[START Raw records]

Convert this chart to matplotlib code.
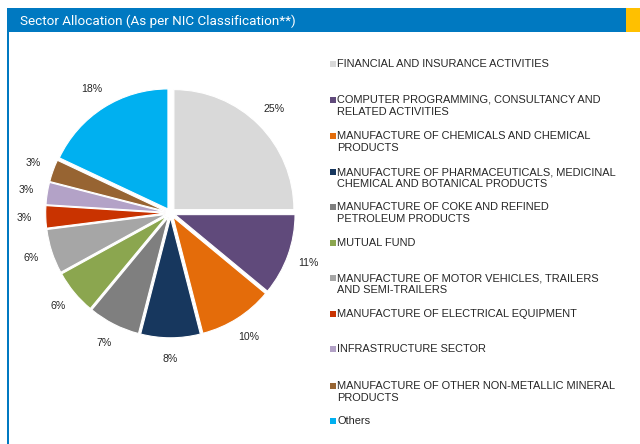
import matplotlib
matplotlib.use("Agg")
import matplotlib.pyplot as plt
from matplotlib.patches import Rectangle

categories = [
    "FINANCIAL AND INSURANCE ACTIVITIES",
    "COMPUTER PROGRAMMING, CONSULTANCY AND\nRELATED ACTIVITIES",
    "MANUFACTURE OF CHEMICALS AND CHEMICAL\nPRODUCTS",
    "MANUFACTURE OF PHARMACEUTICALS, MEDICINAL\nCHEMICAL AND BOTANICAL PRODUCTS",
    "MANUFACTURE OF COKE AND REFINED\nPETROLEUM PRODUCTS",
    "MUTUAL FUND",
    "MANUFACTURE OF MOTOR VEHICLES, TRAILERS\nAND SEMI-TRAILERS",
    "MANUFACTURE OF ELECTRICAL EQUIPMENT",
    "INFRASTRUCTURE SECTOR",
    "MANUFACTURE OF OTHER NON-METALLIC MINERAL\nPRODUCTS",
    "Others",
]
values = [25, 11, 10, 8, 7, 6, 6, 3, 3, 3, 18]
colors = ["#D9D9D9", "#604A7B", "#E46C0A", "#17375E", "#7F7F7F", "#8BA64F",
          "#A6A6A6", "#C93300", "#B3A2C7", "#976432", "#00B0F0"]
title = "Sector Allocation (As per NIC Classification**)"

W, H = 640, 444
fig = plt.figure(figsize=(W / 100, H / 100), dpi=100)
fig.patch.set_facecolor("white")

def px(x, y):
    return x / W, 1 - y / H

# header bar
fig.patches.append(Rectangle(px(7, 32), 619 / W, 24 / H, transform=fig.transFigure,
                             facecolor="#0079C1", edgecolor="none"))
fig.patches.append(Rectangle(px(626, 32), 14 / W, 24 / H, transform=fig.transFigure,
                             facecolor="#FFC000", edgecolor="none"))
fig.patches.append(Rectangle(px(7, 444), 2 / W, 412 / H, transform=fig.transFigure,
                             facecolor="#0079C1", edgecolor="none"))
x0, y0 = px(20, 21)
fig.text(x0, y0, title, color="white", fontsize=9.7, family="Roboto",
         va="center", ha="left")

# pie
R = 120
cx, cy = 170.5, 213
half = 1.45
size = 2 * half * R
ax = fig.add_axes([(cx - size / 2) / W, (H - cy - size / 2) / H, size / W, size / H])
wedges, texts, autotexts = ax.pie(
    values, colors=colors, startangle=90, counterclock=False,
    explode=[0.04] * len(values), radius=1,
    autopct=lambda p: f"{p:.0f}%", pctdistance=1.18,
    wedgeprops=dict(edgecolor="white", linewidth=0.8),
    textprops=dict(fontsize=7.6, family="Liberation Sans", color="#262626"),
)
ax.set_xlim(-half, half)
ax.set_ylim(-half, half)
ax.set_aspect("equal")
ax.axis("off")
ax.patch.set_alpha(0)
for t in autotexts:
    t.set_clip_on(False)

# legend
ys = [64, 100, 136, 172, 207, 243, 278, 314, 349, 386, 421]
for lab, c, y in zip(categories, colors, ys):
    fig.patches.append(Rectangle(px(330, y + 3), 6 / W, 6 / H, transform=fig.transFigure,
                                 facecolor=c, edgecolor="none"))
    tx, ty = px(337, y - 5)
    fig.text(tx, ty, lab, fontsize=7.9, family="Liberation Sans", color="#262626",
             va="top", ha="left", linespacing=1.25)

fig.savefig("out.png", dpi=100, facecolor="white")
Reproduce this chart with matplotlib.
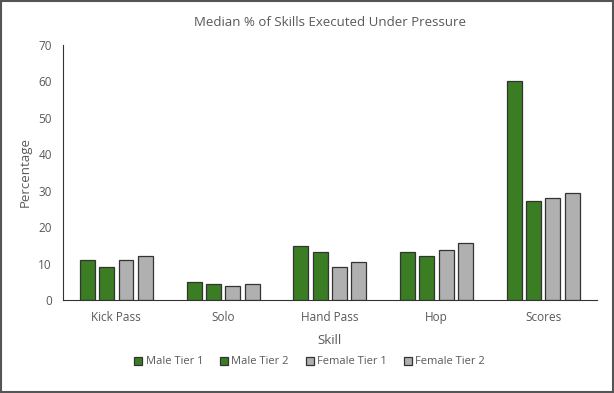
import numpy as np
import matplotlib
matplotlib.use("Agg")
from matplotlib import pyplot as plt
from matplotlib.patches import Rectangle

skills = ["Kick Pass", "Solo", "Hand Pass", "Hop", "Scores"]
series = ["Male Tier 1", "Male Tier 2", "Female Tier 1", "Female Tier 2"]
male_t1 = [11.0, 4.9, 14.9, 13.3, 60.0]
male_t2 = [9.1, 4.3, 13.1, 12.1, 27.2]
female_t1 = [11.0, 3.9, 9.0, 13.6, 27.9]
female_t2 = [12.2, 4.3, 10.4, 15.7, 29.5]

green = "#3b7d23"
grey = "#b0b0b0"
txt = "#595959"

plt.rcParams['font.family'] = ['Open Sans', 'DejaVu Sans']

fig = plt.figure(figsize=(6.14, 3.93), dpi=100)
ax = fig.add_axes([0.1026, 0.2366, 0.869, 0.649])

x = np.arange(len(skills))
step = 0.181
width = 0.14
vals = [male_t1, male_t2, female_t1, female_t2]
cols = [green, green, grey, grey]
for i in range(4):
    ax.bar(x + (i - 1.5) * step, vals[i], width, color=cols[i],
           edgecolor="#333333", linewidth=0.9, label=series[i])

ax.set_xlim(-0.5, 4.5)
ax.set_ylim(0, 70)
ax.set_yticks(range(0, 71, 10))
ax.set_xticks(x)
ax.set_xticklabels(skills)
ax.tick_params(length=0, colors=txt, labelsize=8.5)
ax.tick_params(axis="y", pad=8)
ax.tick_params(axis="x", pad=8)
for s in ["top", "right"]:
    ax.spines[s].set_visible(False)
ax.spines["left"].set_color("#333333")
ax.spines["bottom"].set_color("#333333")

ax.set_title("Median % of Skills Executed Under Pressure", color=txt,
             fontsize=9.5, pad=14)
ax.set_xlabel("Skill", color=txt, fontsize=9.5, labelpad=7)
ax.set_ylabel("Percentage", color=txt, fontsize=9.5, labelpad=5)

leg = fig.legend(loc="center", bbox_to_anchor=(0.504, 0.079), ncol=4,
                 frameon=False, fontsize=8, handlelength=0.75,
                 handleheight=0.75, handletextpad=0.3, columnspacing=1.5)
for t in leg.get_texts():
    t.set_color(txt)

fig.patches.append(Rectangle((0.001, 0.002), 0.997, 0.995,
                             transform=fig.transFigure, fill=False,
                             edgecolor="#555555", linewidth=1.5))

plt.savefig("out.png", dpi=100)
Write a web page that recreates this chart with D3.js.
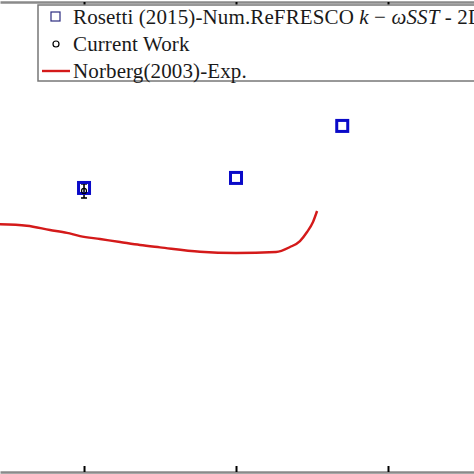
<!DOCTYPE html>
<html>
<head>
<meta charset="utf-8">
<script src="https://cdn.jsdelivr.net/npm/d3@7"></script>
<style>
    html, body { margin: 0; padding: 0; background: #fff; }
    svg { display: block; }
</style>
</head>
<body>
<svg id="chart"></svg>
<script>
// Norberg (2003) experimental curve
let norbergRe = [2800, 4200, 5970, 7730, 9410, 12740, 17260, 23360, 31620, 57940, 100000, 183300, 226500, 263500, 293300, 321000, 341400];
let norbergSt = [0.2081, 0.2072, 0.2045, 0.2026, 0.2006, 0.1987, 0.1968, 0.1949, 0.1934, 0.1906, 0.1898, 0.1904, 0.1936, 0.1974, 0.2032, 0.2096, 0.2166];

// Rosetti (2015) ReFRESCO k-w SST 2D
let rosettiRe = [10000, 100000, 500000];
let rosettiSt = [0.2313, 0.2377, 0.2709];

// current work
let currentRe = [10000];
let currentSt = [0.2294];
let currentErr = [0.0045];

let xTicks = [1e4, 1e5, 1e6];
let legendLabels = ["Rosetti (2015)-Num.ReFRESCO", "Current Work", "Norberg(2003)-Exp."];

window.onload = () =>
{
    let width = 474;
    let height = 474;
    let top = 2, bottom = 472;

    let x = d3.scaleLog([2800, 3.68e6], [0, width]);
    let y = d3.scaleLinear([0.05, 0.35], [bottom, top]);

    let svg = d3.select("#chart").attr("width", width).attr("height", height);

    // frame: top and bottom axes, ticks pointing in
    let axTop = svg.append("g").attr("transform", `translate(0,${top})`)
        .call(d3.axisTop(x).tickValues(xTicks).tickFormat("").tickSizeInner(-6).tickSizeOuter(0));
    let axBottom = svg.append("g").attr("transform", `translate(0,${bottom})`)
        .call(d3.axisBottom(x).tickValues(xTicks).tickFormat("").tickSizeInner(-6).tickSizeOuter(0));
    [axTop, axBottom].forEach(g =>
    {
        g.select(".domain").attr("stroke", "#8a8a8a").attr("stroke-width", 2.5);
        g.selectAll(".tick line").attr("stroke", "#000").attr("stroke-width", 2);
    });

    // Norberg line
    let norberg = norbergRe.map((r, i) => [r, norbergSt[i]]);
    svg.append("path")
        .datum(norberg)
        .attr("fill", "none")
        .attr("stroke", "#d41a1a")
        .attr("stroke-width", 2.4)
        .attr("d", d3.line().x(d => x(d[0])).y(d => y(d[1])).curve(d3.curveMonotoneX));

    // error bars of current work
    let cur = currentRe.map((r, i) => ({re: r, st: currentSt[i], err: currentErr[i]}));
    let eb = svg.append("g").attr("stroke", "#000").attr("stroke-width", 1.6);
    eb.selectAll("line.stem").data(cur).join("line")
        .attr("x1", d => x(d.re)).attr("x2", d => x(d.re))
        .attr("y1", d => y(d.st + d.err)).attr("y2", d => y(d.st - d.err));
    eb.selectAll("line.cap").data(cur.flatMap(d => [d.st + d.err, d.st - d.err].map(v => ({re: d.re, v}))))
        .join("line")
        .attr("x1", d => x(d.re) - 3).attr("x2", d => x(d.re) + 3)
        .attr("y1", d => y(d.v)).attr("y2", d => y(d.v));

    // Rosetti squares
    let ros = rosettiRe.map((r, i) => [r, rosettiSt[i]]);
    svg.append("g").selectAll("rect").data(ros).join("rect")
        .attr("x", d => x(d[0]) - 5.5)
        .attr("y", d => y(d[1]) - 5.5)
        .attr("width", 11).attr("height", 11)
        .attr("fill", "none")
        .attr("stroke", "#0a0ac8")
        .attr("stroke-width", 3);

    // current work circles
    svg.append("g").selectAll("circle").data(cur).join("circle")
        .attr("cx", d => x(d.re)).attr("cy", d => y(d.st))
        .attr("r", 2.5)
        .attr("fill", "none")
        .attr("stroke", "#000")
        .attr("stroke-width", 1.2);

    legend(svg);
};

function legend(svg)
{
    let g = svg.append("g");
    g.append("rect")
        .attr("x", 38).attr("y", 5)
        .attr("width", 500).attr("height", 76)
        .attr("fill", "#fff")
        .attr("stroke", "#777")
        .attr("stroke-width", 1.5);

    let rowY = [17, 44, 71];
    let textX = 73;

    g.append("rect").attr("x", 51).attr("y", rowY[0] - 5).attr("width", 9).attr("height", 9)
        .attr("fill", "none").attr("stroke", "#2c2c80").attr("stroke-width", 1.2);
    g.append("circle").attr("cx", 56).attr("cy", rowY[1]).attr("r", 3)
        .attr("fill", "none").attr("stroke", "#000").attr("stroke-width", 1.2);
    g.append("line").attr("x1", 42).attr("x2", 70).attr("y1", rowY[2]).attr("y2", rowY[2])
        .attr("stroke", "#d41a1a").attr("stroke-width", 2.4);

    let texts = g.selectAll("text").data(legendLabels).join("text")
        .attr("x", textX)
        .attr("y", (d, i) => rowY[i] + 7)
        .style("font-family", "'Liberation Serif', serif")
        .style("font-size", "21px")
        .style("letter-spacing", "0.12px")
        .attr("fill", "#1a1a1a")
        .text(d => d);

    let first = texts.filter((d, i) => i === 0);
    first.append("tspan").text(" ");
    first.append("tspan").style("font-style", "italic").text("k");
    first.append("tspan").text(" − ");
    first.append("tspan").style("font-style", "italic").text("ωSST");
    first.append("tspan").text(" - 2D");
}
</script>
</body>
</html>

[END Raw records]

Your task
Begin at the first line of the entries above and return each line exactly, stopping after the line that contains "t.set_clip_on(False)". Pictures do not belong in the copy.

Reply to the exercise
Convert this chart to matplotlib code.
import matplotlib
matplotlib.use("Agg")
import matplotlib.pyplot as plt
from matplotlib.patches import Rectangle

categories = [
    "FINANCIAL AND INSURANCE ACTIVITIES",
    "COMPUTER PROGRAMMING, CONSULTANCY AND\nRELATED ACTIVITIES",
    "MANUFACTURE OF CHEMICALS AND CHEMICAL\nPRODUCTS",
    "MANUFACTURE OF PHARMACEUTICALS, MEDICINAL\nCHEMICAL AND BOTANICAL PRODUCTS",
    "MANUFACTURE OF COKE AND REFINED\nPETROLEUM PRODUCTS",
    "MUTUAL FUND",
    "MANUFACTURE OF MOTOR VEHICLES, TRAILERS\nAND SEMI-TRAILERS",
    "MANUFACTURE OF ELECTRICAL EQUIPMENT",
    "INFRASTRUCTURE SECTOR",
    "MANUFACTURE OF OTHER NON-METALLIC MINERAL\nPRODUCTS",
    "Others",
]
values = [25, 11, 10, 8, 7, 6, 6, 3, 3, 3, 18]
colors = ["#D9D9D9", "#604A7B", "#E46C0A", "#17375E", "#7F7F7F", "#8BA64F",
          "#A6A6A6", "#C93300", "#B3A2C7", "#976432", "#00B0F0"]
title = "Sector Allocation (As per NIC Classification**)"

W, H = 640, 444
fig = plt.figure(figsize=(W / 100, H / 100), dpi=100)
fig.patch.set_facecolor("white")

def px(x, y):
    return x / W, 1 - y / H

# header bar
fig.patches.append(Rectangle(px(7, 32), 619 / W, 24 / H, transform=fig.transFigure,
                             facecolor="#0079C1", edgecolor="none"))
fig.patches.append(Rectangle(px(626, 32), 14 / W, 24 / H, transform=fig.transFigure,
                             facecolor="#FFC000", edgecolor="none"))
fig.patches.append(Rectangle(px(7, 444), 2 / W, 412 / H, transform=fig.transFigure,
                             facecolor="#0079C1", edgecolor="none"))
x0, y0 = px(20, 21)
fig.text(x0, y0, title, color="white", fontsize=9.7, family="Roboto",
         va="center", ha="left")

# pie
R = 120
cx, cy = 170.5, 213
half = 1.45
size = 2 * half * R
ax = fig.add_axes([(cx - size / 2) / W, (H - cy - size / 2) / H, size / W, size / H])
wedges, texts, autotexts = ax.pie(
    values, colors=colors, startangle=90, counterclock=False,
    explode=[0.04] * len(values), radius=1,
    autopct=lambda p: f"{p:.0f}%", pctdistance=1.18,
    wedgeprops=dict(edgecolor="white", linewidth=0.8),
    textprops=dict(fontsize=7.6, family="Liberation Sans", color="#262626"),
)
ax.set_xlim(-half, half)
ax.set_ylim(-half, half)
ax.set_aspect("equal")
ax.axis("off")
ax.patch.set_alpha(0)
for t in autotexts:
    t.set_clip_on(False)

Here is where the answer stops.